La question liminaire du choix de cette commune s’explique assez largement par l’histoire de la Résistance et de la répression allemande dans le bocage virois. Si d’autres communes ont été des points d’ancrage de la Résistance locale, il reste que la population civile de Montchamp est celle qui en a payé le plus lourd tribut. Dans cette commune où les sentiments hostiles à l’occupant sont répandus depuis la débâcle de 1940, une première cellule de Résistance voit le jour en 1943 (sous l’impulsion notamment de Marcel Oblin, l’instituteur de Montchamp) suivie d’une autre appelée le « groupe de jeunes ». A quelques kilomètres de là, un groupe collaborationniste est très actif à Saint-Charles-de-Percy. Enfin, tout près de là se trouve un site privilégié de parachutage d’armes sur la lande de Montchauvet. A la fin du mois d’avril 1944, deux containers largués par les Britanniques sont repérés par les gendarmes. C’est le début d’une répression minutieuse et brutale opérée par la Gestapo de Caen. Dix sept personnes du village sont arrêtées quelques jours avant le débarquement allié (1).
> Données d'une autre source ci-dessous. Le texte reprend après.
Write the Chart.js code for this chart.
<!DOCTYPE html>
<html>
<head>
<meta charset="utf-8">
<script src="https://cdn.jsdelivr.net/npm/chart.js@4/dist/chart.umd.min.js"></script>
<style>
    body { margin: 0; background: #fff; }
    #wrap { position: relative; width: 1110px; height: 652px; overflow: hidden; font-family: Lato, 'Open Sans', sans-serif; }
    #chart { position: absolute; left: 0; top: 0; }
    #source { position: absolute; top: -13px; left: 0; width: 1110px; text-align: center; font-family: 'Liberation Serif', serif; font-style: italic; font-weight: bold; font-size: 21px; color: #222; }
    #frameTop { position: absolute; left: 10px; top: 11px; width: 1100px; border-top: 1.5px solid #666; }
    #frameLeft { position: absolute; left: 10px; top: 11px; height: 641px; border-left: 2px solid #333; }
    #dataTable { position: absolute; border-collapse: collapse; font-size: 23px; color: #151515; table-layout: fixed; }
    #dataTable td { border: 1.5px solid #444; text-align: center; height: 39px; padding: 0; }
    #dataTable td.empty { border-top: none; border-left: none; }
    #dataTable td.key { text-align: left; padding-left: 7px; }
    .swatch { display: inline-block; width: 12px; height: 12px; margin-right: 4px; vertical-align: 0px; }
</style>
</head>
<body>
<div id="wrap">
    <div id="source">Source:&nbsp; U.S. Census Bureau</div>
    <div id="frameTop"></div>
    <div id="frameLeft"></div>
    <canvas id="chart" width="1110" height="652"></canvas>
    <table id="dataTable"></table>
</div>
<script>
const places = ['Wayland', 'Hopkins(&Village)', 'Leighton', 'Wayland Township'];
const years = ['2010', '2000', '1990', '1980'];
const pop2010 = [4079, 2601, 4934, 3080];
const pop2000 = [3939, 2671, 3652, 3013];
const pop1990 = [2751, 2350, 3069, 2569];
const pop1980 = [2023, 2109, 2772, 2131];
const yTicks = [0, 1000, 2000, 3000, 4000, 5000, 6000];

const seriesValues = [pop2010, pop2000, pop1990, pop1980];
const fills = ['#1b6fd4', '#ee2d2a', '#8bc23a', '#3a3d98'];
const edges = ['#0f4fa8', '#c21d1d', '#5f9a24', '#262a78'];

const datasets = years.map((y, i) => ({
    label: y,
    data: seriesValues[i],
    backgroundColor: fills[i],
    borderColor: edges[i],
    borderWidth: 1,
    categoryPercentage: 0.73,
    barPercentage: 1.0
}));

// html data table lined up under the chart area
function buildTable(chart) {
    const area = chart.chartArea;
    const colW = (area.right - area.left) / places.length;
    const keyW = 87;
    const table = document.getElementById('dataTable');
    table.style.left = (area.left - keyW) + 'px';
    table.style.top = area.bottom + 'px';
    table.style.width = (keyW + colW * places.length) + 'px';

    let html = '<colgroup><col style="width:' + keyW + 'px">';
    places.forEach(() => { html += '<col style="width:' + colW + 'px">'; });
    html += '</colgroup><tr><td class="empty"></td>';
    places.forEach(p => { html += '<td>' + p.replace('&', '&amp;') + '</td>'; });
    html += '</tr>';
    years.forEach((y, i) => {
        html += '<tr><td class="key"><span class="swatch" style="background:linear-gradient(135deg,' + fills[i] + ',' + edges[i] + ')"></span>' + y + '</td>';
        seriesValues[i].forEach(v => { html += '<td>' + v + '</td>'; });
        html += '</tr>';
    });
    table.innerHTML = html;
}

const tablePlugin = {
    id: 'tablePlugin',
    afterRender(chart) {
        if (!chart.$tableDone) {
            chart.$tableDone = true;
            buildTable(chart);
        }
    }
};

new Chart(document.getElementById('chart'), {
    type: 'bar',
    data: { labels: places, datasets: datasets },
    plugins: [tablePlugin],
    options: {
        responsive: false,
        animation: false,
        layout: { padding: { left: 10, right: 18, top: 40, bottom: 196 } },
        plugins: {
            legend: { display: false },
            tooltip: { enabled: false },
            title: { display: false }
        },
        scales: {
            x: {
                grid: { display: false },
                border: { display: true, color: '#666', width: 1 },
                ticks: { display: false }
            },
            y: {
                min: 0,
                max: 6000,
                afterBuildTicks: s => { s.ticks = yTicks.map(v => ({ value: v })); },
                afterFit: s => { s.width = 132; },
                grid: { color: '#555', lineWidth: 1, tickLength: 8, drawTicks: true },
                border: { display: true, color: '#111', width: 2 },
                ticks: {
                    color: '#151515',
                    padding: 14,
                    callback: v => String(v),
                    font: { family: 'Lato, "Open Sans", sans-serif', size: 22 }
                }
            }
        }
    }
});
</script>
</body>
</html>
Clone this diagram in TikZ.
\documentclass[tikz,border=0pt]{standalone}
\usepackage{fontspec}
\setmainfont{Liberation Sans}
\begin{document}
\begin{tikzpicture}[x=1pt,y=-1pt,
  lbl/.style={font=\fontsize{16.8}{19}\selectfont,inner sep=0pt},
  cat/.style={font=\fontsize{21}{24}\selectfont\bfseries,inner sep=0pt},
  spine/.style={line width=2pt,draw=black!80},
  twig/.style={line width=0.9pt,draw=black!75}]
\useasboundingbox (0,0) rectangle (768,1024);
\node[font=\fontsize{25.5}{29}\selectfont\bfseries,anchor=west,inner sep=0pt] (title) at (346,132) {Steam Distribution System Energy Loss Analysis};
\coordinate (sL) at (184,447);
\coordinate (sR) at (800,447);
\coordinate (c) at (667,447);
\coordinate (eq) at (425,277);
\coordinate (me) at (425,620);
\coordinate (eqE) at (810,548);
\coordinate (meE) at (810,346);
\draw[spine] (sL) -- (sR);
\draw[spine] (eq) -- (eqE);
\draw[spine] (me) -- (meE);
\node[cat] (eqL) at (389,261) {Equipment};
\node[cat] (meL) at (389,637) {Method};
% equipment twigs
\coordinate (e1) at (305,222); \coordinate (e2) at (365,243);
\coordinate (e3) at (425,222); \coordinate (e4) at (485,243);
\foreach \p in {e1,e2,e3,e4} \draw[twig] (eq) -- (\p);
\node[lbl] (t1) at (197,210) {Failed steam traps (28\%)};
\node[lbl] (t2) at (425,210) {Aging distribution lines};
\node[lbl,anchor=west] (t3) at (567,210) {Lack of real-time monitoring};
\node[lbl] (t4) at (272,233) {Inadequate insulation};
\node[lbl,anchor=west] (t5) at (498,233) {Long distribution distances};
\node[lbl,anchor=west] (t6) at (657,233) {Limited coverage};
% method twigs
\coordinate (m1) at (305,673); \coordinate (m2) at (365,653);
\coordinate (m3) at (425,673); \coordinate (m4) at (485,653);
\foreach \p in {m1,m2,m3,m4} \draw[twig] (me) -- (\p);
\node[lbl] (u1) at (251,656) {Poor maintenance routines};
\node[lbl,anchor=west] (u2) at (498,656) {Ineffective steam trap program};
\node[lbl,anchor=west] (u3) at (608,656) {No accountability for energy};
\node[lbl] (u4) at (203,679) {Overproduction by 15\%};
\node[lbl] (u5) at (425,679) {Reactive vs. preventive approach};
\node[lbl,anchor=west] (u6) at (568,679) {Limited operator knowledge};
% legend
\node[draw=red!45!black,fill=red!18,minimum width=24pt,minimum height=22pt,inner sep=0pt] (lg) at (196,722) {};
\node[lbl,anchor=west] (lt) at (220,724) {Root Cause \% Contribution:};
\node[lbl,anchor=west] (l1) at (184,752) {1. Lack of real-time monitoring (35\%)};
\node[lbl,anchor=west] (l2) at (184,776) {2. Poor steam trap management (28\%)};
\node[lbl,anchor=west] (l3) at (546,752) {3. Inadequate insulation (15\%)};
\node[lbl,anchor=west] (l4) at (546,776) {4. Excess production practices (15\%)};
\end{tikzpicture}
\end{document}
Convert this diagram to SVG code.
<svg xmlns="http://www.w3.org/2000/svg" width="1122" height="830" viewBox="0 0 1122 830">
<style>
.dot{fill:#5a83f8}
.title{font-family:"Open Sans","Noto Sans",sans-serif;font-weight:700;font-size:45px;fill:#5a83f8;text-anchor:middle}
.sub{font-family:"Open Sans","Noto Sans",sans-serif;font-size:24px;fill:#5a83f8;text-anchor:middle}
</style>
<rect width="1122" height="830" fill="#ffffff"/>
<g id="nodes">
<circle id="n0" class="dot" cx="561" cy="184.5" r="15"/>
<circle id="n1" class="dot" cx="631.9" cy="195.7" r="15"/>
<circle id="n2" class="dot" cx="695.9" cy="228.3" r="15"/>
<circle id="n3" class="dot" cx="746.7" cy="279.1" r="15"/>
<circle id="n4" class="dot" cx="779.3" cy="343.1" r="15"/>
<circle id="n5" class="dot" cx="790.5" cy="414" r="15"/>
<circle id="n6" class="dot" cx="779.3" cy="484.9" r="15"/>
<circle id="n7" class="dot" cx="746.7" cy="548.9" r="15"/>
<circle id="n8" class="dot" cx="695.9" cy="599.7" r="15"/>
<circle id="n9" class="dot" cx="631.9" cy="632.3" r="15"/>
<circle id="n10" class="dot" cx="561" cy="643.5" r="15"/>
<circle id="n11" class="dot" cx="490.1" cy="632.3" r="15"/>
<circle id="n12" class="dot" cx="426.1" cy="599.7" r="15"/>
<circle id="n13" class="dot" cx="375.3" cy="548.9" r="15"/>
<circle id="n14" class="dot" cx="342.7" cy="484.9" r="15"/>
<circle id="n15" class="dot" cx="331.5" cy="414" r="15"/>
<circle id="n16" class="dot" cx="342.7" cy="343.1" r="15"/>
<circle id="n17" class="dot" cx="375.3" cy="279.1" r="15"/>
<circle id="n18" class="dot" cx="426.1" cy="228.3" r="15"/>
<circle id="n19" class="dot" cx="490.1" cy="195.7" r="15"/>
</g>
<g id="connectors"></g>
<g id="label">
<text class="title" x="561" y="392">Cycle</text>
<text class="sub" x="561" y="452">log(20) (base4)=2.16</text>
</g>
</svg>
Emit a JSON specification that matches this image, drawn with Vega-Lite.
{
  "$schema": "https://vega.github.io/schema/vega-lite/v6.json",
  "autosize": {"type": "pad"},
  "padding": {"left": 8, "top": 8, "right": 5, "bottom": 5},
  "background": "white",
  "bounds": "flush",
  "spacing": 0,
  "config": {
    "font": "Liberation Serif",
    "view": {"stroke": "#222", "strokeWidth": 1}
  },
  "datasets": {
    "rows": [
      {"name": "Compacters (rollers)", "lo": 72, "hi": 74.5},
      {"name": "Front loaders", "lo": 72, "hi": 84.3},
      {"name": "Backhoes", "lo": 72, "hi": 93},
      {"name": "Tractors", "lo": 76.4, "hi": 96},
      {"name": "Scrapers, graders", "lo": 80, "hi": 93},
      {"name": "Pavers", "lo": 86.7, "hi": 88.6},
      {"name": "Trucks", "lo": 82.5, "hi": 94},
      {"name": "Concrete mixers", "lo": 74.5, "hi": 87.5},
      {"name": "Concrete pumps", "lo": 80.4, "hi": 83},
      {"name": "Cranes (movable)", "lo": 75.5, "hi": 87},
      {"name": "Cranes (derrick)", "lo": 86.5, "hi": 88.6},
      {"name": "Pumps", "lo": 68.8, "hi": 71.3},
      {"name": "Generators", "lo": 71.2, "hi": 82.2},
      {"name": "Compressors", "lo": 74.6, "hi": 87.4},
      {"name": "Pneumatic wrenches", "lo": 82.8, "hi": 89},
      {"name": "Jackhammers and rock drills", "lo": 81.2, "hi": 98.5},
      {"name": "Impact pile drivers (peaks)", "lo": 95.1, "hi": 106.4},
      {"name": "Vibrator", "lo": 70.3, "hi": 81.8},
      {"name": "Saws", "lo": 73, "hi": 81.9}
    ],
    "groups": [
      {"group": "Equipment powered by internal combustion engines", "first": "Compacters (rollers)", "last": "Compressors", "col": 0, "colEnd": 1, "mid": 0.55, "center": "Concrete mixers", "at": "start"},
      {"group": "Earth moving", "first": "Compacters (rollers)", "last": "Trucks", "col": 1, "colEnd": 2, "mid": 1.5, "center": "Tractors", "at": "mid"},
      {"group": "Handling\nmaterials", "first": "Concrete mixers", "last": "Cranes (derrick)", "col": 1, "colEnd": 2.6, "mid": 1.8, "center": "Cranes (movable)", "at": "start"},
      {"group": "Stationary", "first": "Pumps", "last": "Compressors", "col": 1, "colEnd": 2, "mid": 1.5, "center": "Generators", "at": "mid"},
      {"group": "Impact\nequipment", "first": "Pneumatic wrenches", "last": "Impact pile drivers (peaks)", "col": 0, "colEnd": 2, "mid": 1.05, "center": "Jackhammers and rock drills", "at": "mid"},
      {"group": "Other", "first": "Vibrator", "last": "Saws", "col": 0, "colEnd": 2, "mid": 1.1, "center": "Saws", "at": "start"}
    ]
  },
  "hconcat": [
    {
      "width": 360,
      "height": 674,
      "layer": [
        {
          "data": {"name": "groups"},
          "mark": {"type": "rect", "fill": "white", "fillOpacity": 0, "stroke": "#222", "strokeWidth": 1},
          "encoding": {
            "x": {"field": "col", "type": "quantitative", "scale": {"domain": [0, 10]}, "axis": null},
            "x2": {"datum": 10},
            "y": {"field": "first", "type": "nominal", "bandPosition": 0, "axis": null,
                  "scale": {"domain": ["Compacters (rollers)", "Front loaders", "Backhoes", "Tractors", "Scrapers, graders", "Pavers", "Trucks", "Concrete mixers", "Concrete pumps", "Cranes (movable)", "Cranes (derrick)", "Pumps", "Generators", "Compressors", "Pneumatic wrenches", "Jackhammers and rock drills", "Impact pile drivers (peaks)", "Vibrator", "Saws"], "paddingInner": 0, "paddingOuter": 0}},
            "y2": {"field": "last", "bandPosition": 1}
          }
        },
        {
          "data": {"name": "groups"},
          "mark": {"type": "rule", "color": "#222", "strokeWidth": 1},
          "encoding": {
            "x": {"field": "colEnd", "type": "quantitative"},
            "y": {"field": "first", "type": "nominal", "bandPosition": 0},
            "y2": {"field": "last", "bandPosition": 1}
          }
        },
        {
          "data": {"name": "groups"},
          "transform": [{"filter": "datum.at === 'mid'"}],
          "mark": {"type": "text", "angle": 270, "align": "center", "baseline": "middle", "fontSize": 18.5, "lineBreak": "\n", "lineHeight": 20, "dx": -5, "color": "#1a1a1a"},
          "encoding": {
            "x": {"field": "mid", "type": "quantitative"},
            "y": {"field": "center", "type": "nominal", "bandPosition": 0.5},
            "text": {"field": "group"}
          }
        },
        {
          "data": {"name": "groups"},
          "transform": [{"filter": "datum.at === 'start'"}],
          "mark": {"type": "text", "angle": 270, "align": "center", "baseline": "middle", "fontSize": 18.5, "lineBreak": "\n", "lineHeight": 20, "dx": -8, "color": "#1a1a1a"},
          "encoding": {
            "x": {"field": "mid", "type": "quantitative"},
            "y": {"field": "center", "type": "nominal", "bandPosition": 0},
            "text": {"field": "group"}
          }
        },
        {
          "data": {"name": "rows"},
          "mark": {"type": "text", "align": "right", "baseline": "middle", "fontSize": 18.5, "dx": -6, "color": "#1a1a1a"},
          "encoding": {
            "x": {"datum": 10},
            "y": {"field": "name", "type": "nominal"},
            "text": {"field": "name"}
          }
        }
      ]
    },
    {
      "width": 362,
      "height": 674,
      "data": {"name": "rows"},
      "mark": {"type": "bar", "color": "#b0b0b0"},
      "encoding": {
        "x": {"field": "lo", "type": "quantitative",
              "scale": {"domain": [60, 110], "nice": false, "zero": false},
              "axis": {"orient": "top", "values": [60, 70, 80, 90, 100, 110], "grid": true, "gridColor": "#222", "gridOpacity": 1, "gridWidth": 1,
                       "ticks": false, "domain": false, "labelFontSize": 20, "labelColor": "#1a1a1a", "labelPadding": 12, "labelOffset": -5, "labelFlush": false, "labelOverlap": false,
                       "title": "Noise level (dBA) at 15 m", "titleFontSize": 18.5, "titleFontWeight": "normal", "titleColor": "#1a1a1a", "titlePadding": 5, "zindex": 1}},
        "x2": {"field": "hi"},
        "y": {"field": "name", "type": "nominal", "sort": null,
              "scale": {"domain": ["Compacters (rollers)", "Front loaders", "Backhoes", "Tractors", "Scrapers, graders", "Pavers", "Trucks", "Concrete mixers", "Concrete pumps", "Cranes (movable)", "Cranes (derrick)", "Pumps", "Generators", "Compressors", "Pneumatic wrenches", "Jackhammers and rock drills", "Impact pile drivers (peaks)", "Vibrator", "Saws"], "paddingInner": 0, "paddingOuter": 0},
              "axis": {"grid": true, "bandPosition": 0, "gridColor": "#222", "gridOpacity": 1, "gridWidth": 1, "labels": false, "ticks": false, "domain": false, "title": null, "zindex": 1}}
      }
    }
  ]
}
La genèse du projet est à mettre au compte d’un « comité d’érection du monument » créé à Vire en 1949. Dans les délibérations du conseil municipal de Montchamp, il en est question pour la première fois dans une séance d’avril 1951. C’est à ce comité que le maire du village, Julien Surville, cède une parcelle de terrain pour la construction de l’ouvrage. Le conseil municipal, le comité et l’architecte de Vire mobilisé pour le projet (M. David) confient la tâche de réaliser la sculpture à Alfred-Auguste Janniot. Cet artiste français est une figure mondialement reconnue de la sculpture monumentale dès l’entre-deux-guerres (2). Dans le registre des monuments liés à la Seconde Guerre mondiale, on lui doit l’un des seize hauts-reliefs qui jalonnent l’esplanade du « Mémorial de la France Combattante » au Mont Valérien. Cette figure allégorique intitulée « Action » (immédiatement placée à droite de l’immense croix de Lorraine) fait référence à l’appel du 18 juin et à la création des Forces Françaises Libres. L’inauguration sept ans auparavant du monument de Montchamp par le général de Gaulle a-t-elle inspiré ce choix ? En tout état de cause, on peut repérer entre les deux œuvres une certaine proximité.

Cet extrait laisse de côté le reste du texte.